Monday 16 February 2009

A friend once stated that students today have it easy with all the chances to re-sit, the information on the web, extra time for those with "made up" educational needs.  He thought that when we were at school, as my father did before me, life was tougher and that you had to be more brainy to get less whilst students today are "spoon-fed" and grades inflated to boost government statistics.  He claimed that if he sat A-Levels now he would get three As easily. Perhaps he would, yet that might be for many other reasons besides easier questions and lighter marking.

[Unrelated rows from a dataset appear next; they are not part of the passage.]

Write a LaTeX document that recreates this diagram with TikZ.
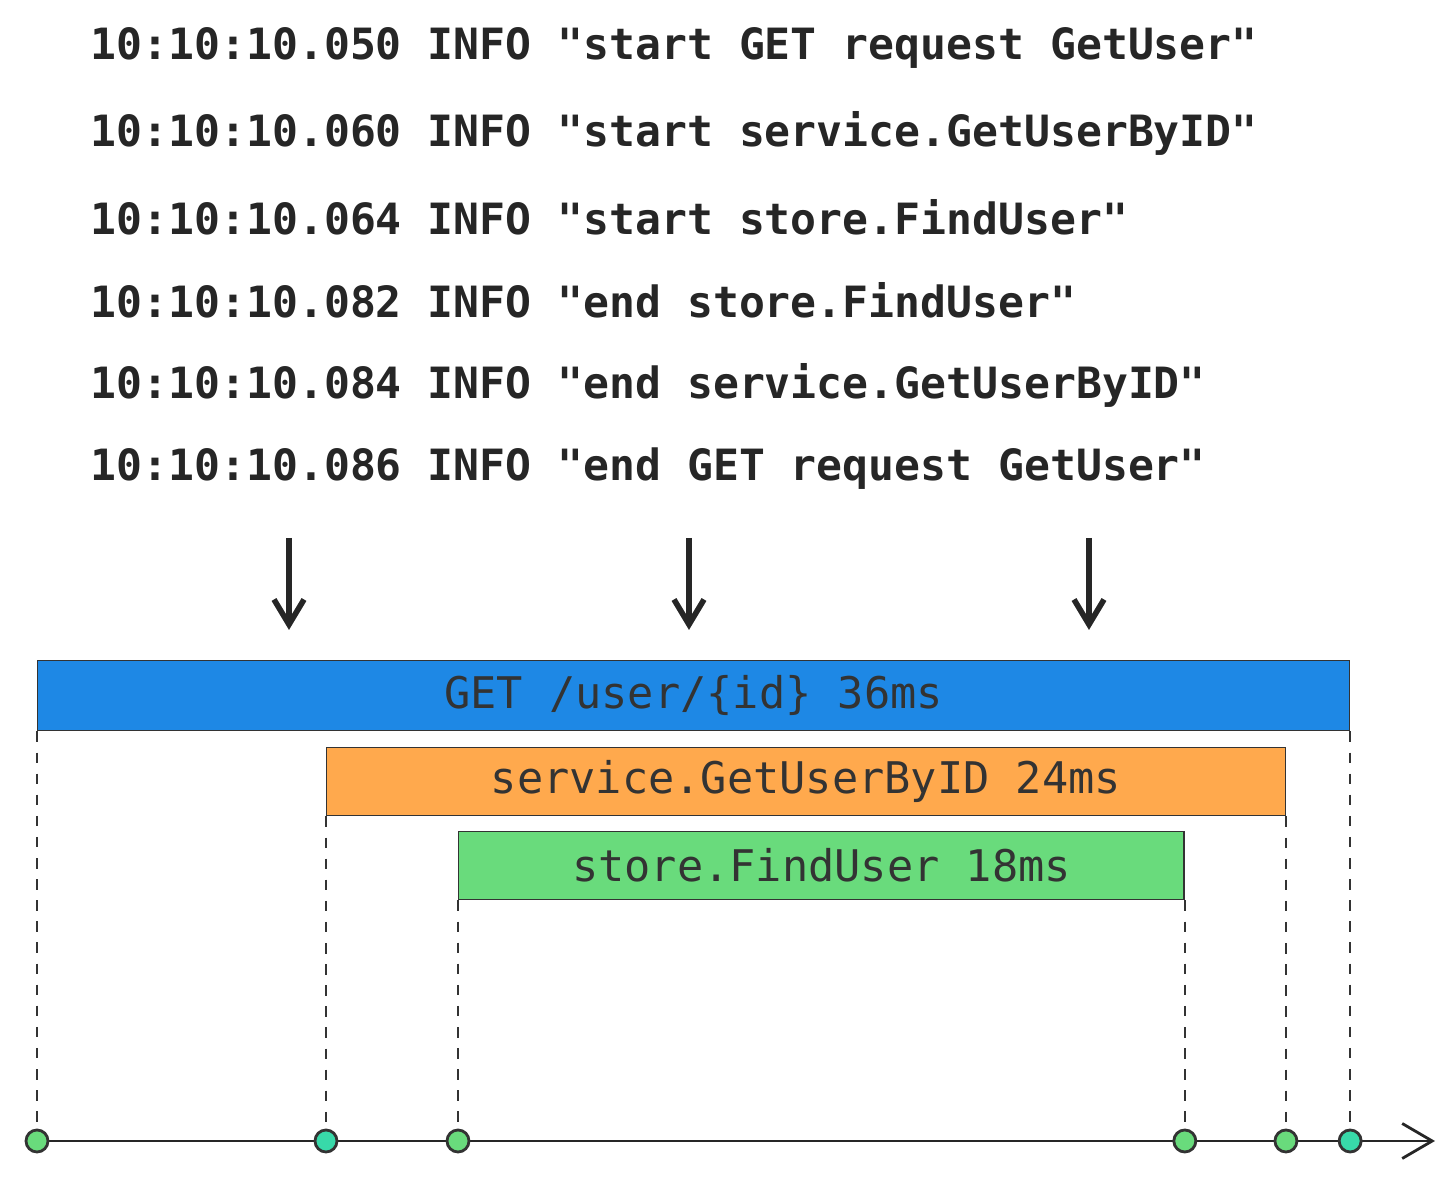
\documentclass[tikz,border=0pt]{standalone}
\usepackage{fontspec}
\setmonofont{DejaVu Sans Mono}
\usetikzlibrary{arrows.meta}
\definecolor{getblue}{HTML}{1E88E5}
\definecolor{svcorange}{HTML}{FFA94D}
\definecolor{storegreen}{HTML}{69DB7C}
\definecolor{dotteal}{HTML}{38D9A9}
\definecolor{bartext}{HTML}{333333}
\tikzset{
  logline/.style={anchor=west, inner sep=0pt, font=\fontsize{12.25}{15}\ttfamily\bfseries, text=black!85},
  span/.style={draw=black!80, thin, anchor=north west, inner sep=0pt, font=\fontsize{12.4}{15}\ttfamily, text=bartext},
  drop/.style={dashed, black!80, thin},
  tick/.style={circle, draw=black!80, thick, minimum size=0.22cm, inner sep=0pt},
}
\begin{document}
\begin{tikzpicture}[x=0.01cm, y=-0.01cm]
\useasboundingbox (0,0) rectangle (1456,1195);
% log lines
\node [logline] (l1) at (90,48) {10:10:10.050 INFO "start GET request GetUser"};
\node [logline] (l2) at (90,133) {10:10:10.060 INFO "start service.GetUserByID"};
\node [logline] (l3) at (90,217) {10:10:10.064 INFO "start store.FindUser"};
\node [logline] (l4) at (90,300) {10:10:10.082 INFO "end store.FindUser"};
\node [logline] (l5) at (90,385) {10:10:10.084 INFO "end service.GetUserByID"};
\node [logline] (l6) at (90,469) {10:10:10.086 INFO "end GET request GetUser"};
% arrows
\foreach \x in {289,689,1089}
  \draw [-{Straight Barb[length=0.25cm,width=0.3cm]}, line width=1.6pt, black!85] (\x,538) -- (\x,630);
% spans
\node [span, fill=getblue, minimum width=13.11cm, minimum height=0.70cm] (get) at (37,660) {GET /user/\{id\} 36ms};
\node [span, fill=svcorange, minimum width=9.58cm, minimum height=0.68cm] (svc) at (326,747) {service.GetUserByID 24ms};
\node [span, fill=storegreen, minimum width=7.25cm, minimum height=0.68cm] (store) at (458,831) {store.FindUser 18ms};
% time axis
\coordinate (t0) at (37,1141);
\coordinate (tend) at (1435,1141);
\draw [-{Straight Barb[length=0.3cm,width=0.35cm]}, thick, black!85] (t0) -- (tend);
\node [tick, fill=storegreen] (d1) at (get.south west |- t0) {};
\node [tick, fill=dotteal] (d2) at (svc.south west |- t0) {};
\node [tick, fill=storegreen] (d3) at (store.south west |- t0) {};
\node [tick, fill=storegreen] (d4) at (store.south east |- t0) {};
\node [tick, fill=storegreen] (d5) at (svc.south east |- t0) {};
\node [tick, fill=dotteal] (d6) at (get.south east |- t0) {};
\draw [drop] (get.south west) -- (d1);
\draw [drop] (svc.south west) -- (d2);
\draw [drop] (store.south west) -- (d3);
\draw [drop] (store.south east) -- (d4);
\draw [drop] (svc.south east) -- (d5);
\draw [drop] (get.south east) -- (d6);
\end{tikzpicture}
\end{document}
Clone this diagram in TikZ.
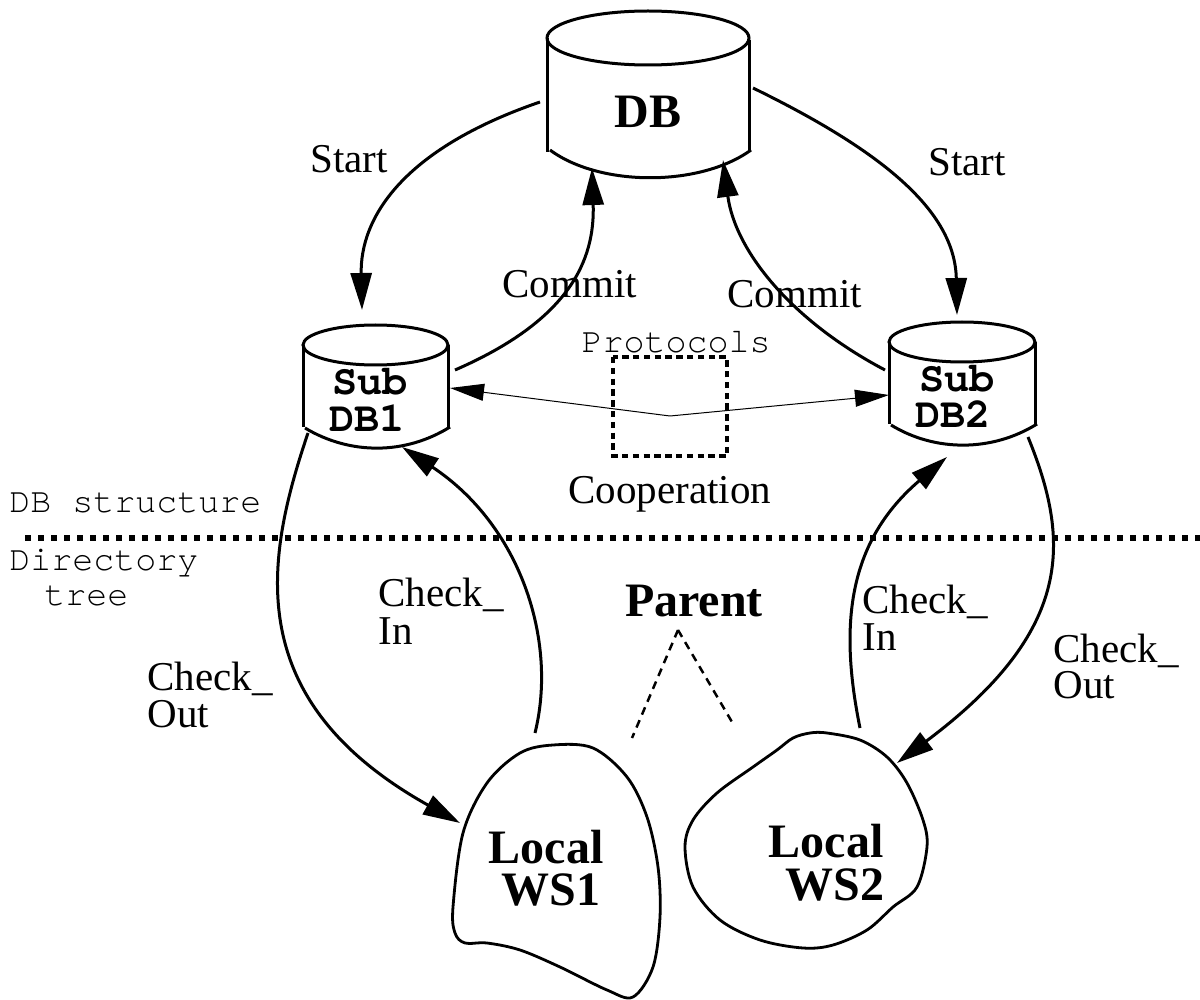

In fact, I think with all the new initiatives and diversions students actually have a much tougher time than we did back in the heady days of 1994!  The claim is that students are indolent and use their free time in pointless pursuit of itunes, blogging (ha-ha), Playstation and horror-of-horrors - socialising!

What type of student wants to get the top grades but would rather not work for them?  A question posed (albeit in variations) from teachers the world over.  Well, to be honest, probably about two thirds of them.  It's like the lottery, all you have to do is find the energy and a pound to buy a ticket, you don't even have to choose your own numbers.  If you strike gold, you never have to worry about money again.  Sounds like a plan, and it's not surprising that the get rich quick mentality spills over into academic pursuits.

In my time I've seen essays swiped straight from Google, written by parents/sisters and so on. Students are so desperate on many occasions that they would gladly pay money to have the work done for them - and why not?  If I want my car fixed, I go to a garage and get someone who knows his gear box from his crank shaft and pay him the money, if I need my plumbing sorted I look in the Yellow Pages under plumbers, where's the difference? Well, you'd have to look closely at what we mean by authenticity.

Authenticity implies that the artifice is genuine, original and honestly assembled.  Students' work must be their own and they must sign up to this when they put in their precious coursework.  They can't just copy others' ideas because every time they cite a critic they have to address the concerns of that critic and the text in question - my generation didn't touch this holy grail until university.  Yet authentic also somehow implies that it's not real but only "like" real.  Similar to real.  

It's funny how often students fall foul of this when submitting literature essays and I have to wonder if they're entirely wrong.  At some stages of academic life it's depressing to find out that you can get very far with simple re-hashings of others' ideas, that originality is actually dangerous and treading the well-worn path is the best way as if there are right answers to how one must feel about literature.  Perhaps but it's not very Robert Frost, is it? Which path to take when so much rest on the acquisition of a certain point score from a possible 300?

I'm asked about the A-Level system and its temptation to re-sit until students eventually pass - I've been asked "where else in life does one get this opportunity?  It's not fair...in my day...etc, etc."

It took my two attempts to pass my driving test - I wonder?